Del mismo modo que una no puede elegir lo que sueña, tampoco elige lo que escribe, afirmó Montero. Es bella esa imagen de las historias de las novelas surgiendo del mismo lugar en el que nacen los sueños. Por eso, la autora se mostró contraria a lo que se conoce como literatura comprometida. Dijo que es inevitable que, de una u otra forma, queden plasmadas en un libro las ideas de quien lo escribe, pero que no cree en las obra panfletarias, porque la literatura es hermana del sueño, territorio de absoluta libertad. Puso como ejemplo Ana Karenina, con la que León Tolstói buscaba escribir una novela reaccionaria que advirtiera de los riesgos del progreso y, con la literatura y su talento mediante, terminó escribiendo una obra con tintes feministas y con una poderosa mujer protagonista. Quizá por eso también la autora afirmó que no le sale escribe obras nítidamente autobiográficas. 

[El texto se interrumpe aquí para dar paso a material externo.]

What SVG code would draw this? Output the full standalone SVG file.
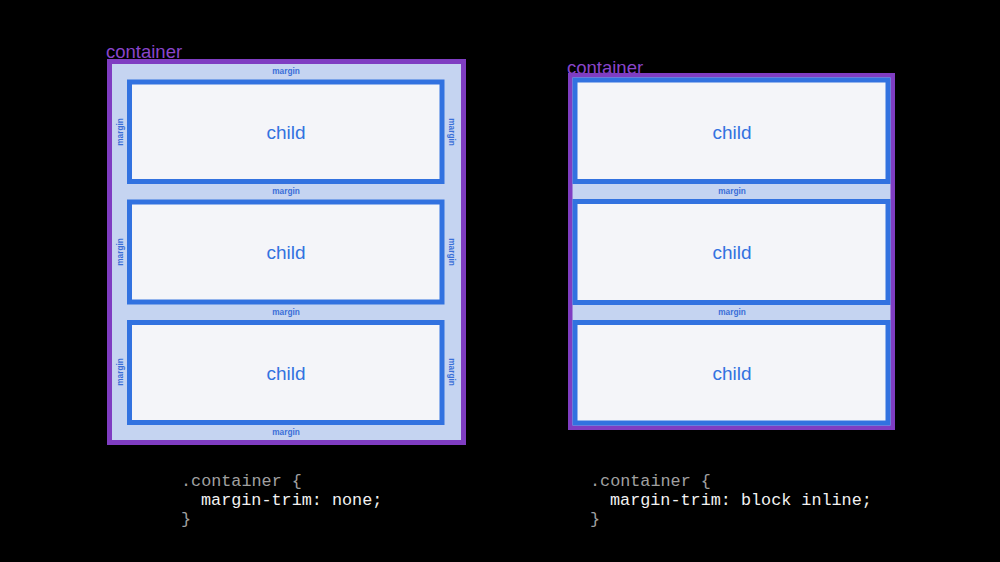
<svg xmlns="http://www.w3.org/2000/svg" width="1000" height="562" viewBox="0 0 1000 562">
<style>
.bg{fill:#000}
.cont{fill:#c5d4f1;stroke:#7f3dc2}
.child{fill:#f4f5f9;stroke:#3272e0;stroke-width:5}
.clabel{font-family:"Liberation Sans",Arial,sans-serif;font-size:18.5px;fill:#8a45cc}
.ch{font-family:"Liberation Sans",Arial,sans-serif;font-size:19px;fill:#3272e0;text-anchor:middle}
.m{font-family:"Liberation Sans",Arial,sans-serif;font-size:8.3px;font-weight:bold;fill:#3a6fd8;text-anchor:middle}
.code{font-family:"Liberation Mono","DejaVu Sans Mono",monospace;font-size:16.8px}
.dim{fill:#a0a0a0}
.hi{fill:#f2f2f2}
</style>
<rect class="bg" x="0" y="0" width="1000" height="562"/>

<g id="left-container">
  <text class="clabel" x="106" y="58">container</text>
  <rect class="cont" x="109.5" y="61.5" width="354" height="381" stroke-width="5"/>
  <text class="m" x="286" y="74">margin</text>
  <text class="m" x="286" y="194">margin</text>
  <text class="m" x="286" y="315">margin</text>
  <text class="m" x="286" y="435">margin</text>
  <text class="m" transform="translate(122.5 132) rotate(-90)">margin</text>
  <text class="m" transform="translate(122.5 252) rotate(-90)">margin</text>
  <text class="m" transform="translate(122.5 372) rotate(-90)">margin</text>
  <text class="m" transform="translate(449 132) rotate(90)">margin</text>
  <text class="m" transform="translate(449 252) rotate(90)">margin</text>
  <text class="m" transform="translate(449 372) rotate(90)">margin</text>
</g>
<g id="left-child-1">
  <rect class="child" x="129.5" y="82" width="312.5" height="99.5"/>
  <text class="ch" x="286" y="139">child</text>
</g>
<g id="left-child-2">
  <rect class="child" x="129.5" y="202" width="312.5" height="100"/>
  <text class="ch" x="286" y="259">child</text>
</g>
<g id="left-child-3">
  <rect class="child" x="129.5" y="322.5" width="312.5" height="100"/>
  <text class="ch" x="286" y="380">child</text>
</g>

<g id="right-container">
  <text class="clabel" x="567" y="74">container</text>
  <rect class="cont" x="570.25" y="75.25" width="322.5" height="352.5" stroke-width="4.5"/>
  <text class="m" x="732" y="194">margin</text>
  <text class="m" x="732" y="315">margin</text>
</g>
<g id="right-child-1">
  <rect class="child" x="575" y="80" width="313" height="101.5"/>
  <text class="ch" x="732" y="139">child</text>
</g>
<g id="right-child-2">
  <rect class="child" x="575" y="201.5" width="313" height="101"/>
  <text class="ch" x="732" y="259">child</text>
</g>
<g id="right-child-3">
  <rect class="child" x="575" y="322.5" width="313" height="100.5"/>
  <text class="ch" x="732" y="380">child</text>
</g>

<g id="code-left" class="code">
  <text class="dim" x="181" y="486">.container {</text>
  <text class="hi" x="201" y="505">margin-trim: none;</text>
  <text class="dim" x="181" y="524">}</text>
</g>
<g id="code-right" class="code">
  <text class="dim" x="590" y="486">.container {</text>
  <text class="hi" x="610" y="505">margin-trim: block inline;</text>
  <text class="dim" x="590" y="524">}</text>
</g>
<g id="connectors"></g>
</svg>
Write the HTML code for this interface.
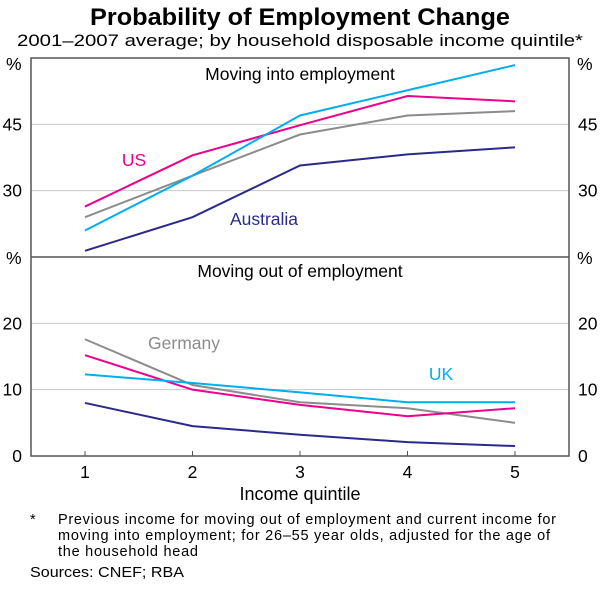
<!DOCTYPE html>
<html><head><meta charset="utf-8"><style>
body{margin:0;background:#fff;}
svg text{font-family:"Liberation Sans",Arial,sans-serif;}
</style></head><body>
<svg width="600" height="584" viewBox="0 0 600 584">
<text x="300" y="25" text-anchor="middle" font-size="24" font-weight="bold" textLength="420" lengthAdjust="spacingAndGlyphs">Probability of Employment Change</text>
<text x="300" y="46" text-anchor="middle" font-size="16.5" textLength="566" lengthAdjust="spacingAndGlyphs">2001–2007 average; by household disposable income quintile*</text>
<g id="grid"></g>
<g id="lines"></g>
<g id="frame"></g>
<g id="labels" font-size="17.5"></g>
<text x="300" y="500" text-anchor="middle" font-size="18">Income quintile</text>
<text x="30" y="524" font-size="14.5">*</text>
<text font-size="14.5" lengthAdjust="spacingAndGlyphs"><tspan x="58" y="524" textLength="498">Previous income for moving out of employment and current income for</tspan><tspan x="58" y="540" textLength="492">moving into employment; for 26–55 year olds, adjusted for the age of</tspan><tspan x="58" y="556" textLength="140">the household head</tspan></text>
<text x="30" y="577" font-size="14.5" textLength="154" lengthAdjust="spacingAndGlyphs">Sources: CNEF; RBA</text>
</svg>
<script>
const quintiles=[1,2,3,4,5];
const topTicks=[30,45];
const bottomTicks=[0,10,20];
const intoUS=[26.4,38,44.8,51.4,50.2];
const intoUK=[21,33.4,47,52.7,58.4];
const intoGermany=[24,33.4,42.7,47,48];
const intoAustralia=[16.4,24,35.7,38.2,39.8];
const outUS=[15.2,10,7.7,6,7.2];
const outUK=[12.3,11,9.6,8.1,8.1];
const outGermany=[17.6,10.7,8.1,7.2,5];
const outAustralia=[8,4.5,3.2,2.1,1.5];
const NS='http://www.w3.org/2000/svg';
const L=31,R=569,T=58,M=257,B=456;
const xs=q=>85+(q-1)*107.5;
const yTop=v=>M-(v-15)*(M-T)/45;
const yBot=v=>B-v*(B-M)/30;
function mk(tag,attrs,parent){const e=document.createElementNS(NS,tag);for(const k in attrs)e.setAttribute(k,attrs[k]);document.getElementById(parent).appendChild(e);return e;}
topTicks.forEach(t=>{const y=yTop(t);
 const g=mk('line',{x1:L,x2:R,y1:y,y2:y,stroke:'#c8c8c8','stroke-width':1},'grid');
 
 
 [[22,'end'],[578,'start']].forEach(([x,a])=>{const tx=mk('text',{x:x,y:y+6,'text-anchor':a},'labels');tx.textContent=t;
 
 });
});
bottomTicks.forEach(t=>{const y=yBot(t);
 if(t>0){const g=mk('line',{x1:L,x2:R,y1:y,y2:y,stroke:'#c8c8c8','stroke-width':1},'grid');
 
 }
 [[22,'end'],[578,'start']].forEach(([x,a])=>{const tx=mk('text',{x:x,y:y+6,'text-anchor':a},'labels');tx.textContent=t;
 
 });
});
quintiles.forEach(q=>{const tx=mk('text',{x:xs(q),y:478,'text-anchor':'middle'},'labels');tx.textContent=q;
 
 
 const tk=mk('line',{x1:xs(q),x2:xs(q),y1:B,y2:B-5,stroke:'#555'},'frame');
 
 });
[[6,70],[6,264],[577,70],[577,264]].forEach(([x,y])=>{const tx=mk('text',{x:x,y:y},'labels');tx.textContent='%';
 
 });
const series=[
 ['into-germany',intoGermany,yTop,'#8c8c8c'],['into-australia',intoAustralia,yTop,'#2a2a8c'],
 ['into-us',intoUS,yTop,'#ec008c'],['into-uk',intoUK,yTop,'#00aeef'],
 ['out-germany',outGermany,yBot,'#8c8c8c'],['out-australia',outAustralia,yBot,'#2a2a8c'],
 ['out-us',outUS,yBot,'#ec008c'],['out-uk',outUK,yBot,'#00aeef']];
series.forEach(([n,d,f,c])=>{const p=mk('polyline',{points:d.map((v,i)=>xs(quintiles[i])+','+f(v)).join(' '),fill:'none',stroke:c,'stroke-width':2},'lines');
 
 });
const fr=mk('rect',{x:L,y:T,width:R-L,height:B-T,fill:'none',stroke:'#555','stroke-width':1.5},'frame');


const md=mk('line',{x1:L,x2:R,y1:M,y2:M,stroke:'#555','stroke-width':1.5},'frame');


[['Moving into employment',300,80,'#000','panel-title-top'],['Moving out of employment',300,277,'#000','panel-title-bottom'],
 ['US',134,166,'#ec008c','label-us'],['Australia',264,225,'#2a2a8c','label-australia'],
 ['Germany',184,349,'#8c8c8c','label-germany'],['UK',441,380,'#00aeef','label-uk']].forEach(([t,x,y,c,n])=>{
 const tx=mk('text',{x:x,y:y,'text-anchor':'middle',fill:c},'labels');tx.textContent=t;
 
 });
</script>
</body></html>
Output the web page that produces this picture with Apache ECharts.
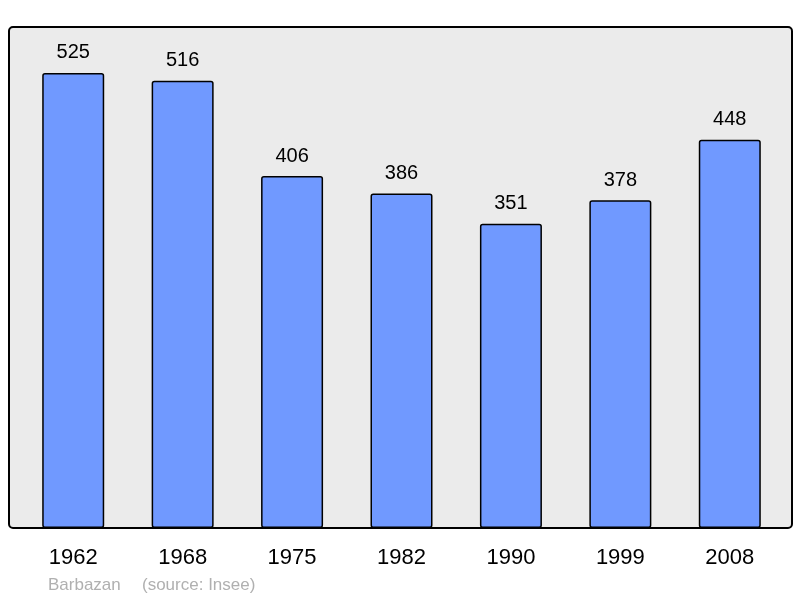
<!DOCTYPE html>
<html><head><meta charset="utf-8">
<script src="https://cdn.jsdelivr.net/npm/echarts@6/dist/echarts.min.js"></script>
<style>html,body{margin:0;padding:0;background:#fff}#c{width:800px;height:598px}</style>
</head><body><div id="c"></div>
<script>
const years = ['1962','1968','1975','1982','1990','1999','2008'];
const population = [525, 516, 406, 386, 351, 378, 448];
const townName = 'Barbazan';
const sourceText = '(source: Insee)';

const chart = echarts.init(document.getElementById('c'), null, {renderer:'canvas'});
chart.setOption({
  animation:false,
  backgroundColor:'#ffffff',
  textStyle:{fontFamily:'Liberation Sans, Arial, sans-serif'},
  grid:{left:18.5,right:15.5,top:27,bottom:70},
  xAxis:{type:'category',data:years,axisLine:{show:false},axisTick:{show:false},
    axisLabel:{margin:19,fontSize:22,color:'#000',fontFamily:'Liberation Sans'}},
  yAxis:{type:'value',min:0,max:578,show:false,splitLine:{show:false}},
  graphic:[
    {type:'rect',z:-10,shape:{x:9,y:27,width:783,height:501,r:4},
     style:{fill:'#ebebeb',stroke:'#000',lineWidth:2}},
    {type:'text',left:48,top:577,style:{text:townName,fill:'#b0b0b0',fontSize:17,fontFamily:'Liberation Sans'}},
    {type:'text',left:142,top:577,style:{text:sourceText,fill:'#b0b0b0',fontSize:17,fontFamily:'Liberation Sans'}}
  ],
  series:[{type:'bar',data:population,barWidth:62,
    itemStyle:{color:'#7099ff',borderColor:'#000',borderWidth:1.5,borderRadius:2},
    label:{show:true,position:'top',distance:10,fontSize:20,color:'#000',fontFamily:'Liberation Sans'}}]
});
</script></body></html>
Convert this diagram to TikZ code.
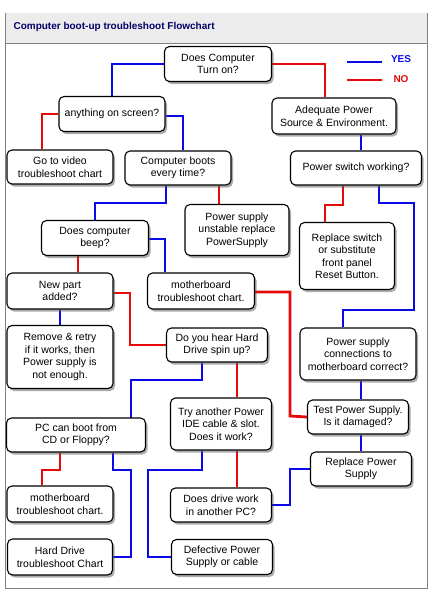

La charla, muy bien guiada por las inteligentes y precisas preguntas de Marie-Madeleine Rigopoulos (qué gusto encontrar periodistas culturales así), también giró en torno a la relación de la autora con la cultura francesa. Contó que la admiro desde niña y habló de su especial predilección por Proust. Confesó que no suele releer, pero que siempre termina volviendo a los tomos de En busca del tiempo perdido

Rosa Montero compartió alguna de las ideas que incluye en su fascinante último libro. Por ejemplo, el hecho de que el cerebro humano tarda treinta años en madurar, porque en un momento de la infancia y de la primera adolescencia en el cerebro hay una gran poda en las conexiones neuronales. De niños, de ahí la apabullante imaginación y creatividad infantil, hay muchas conexiones por todos lados en el cerebro, pero al madurar hay una poda, que tiene una razón evolutiva, existe para que el adulto se pueda centrar más en lo que necesita para sobrevivir. Pero hay personas en las que esa poda se da en mucha menor medida o no se da en absoluto. Son las personas creativas, las que tienen trastornos mentales, las que no distinguen bien, ni quieren, realidad y ficción. Concluyó el maravilloso diálogo con una pregunta de la periodista sobre si acaso esa inmadurez y esa locura no es otra forma de llamar a la libertad plena y absoluta, con lo que coincidió Rosa Montero. “Quisiera morirme siendo muy niña”, sentenció.